The elves embody the bizarre tonal shifts of a movie that wants to be a grounded and grittier Santa Claus story but also is way too in touch with its inner Mr. Magorium's Wonder Emporium.
In gift-giving mode, Santa is glittery red blur, leaping into and out of homes like a CGI version of Super Mario.
In true Christmas movie tradition, Santa Claus, a superman with God-like powers of magic beyond the imagination of even Mr Magorium himself, has to rely upon two jackass kids to make Christmas happen. Or does he? At the risk of spoiling the film, it ends up coming out strongly in favor of believing in yourself, teamwork and Christmas.
The Christmas Chronicles concludes with the least surprising surprise cameo imaginable and Santa being given a choice of Christmas “classics” to watch, including It’s a Wonderful Life, White Christmas and The Grinch. The guest star positing it as a choice doesn’t specify whether it’s the Chuck Jones (good) or Ron Howard (absolute evil) version, which speaks to the way that even terrible Christmas movies like The Grinch, Christmas Vacation and Polar Express have been elevated to “classics” not due to their actual quality, or lack thereof, but rather because so many people end up seeing them every Christmas season because the demand for Christmas movies is always somehow even greater than the supply.
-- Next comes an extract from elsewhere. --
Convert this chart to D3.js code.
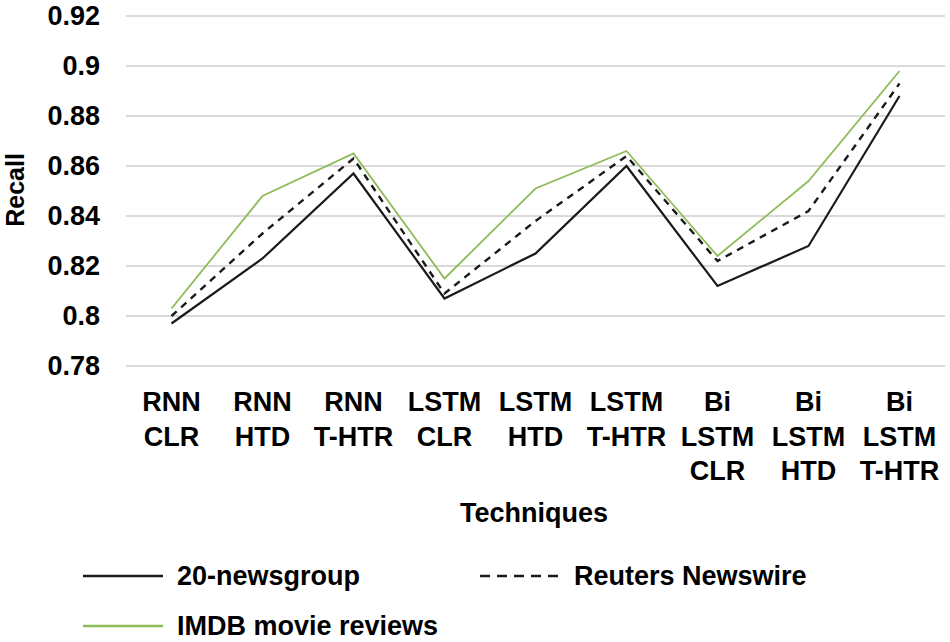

Will The Christmas Chronicles follow suit and become a Yuletide “classic” without being particularly good? Only time will tell but the fact that people who subscribe to Netflix won’t have to pay extra to see it certainly works in its favor as a potential Christmas perennial in the making. Even during the most expensive, consumerism-crazed time of the year we’re still naturally attracted to free stuff, and in my case at least, I got out of this raucous Christmas comedy what I paid for it, which was nothing.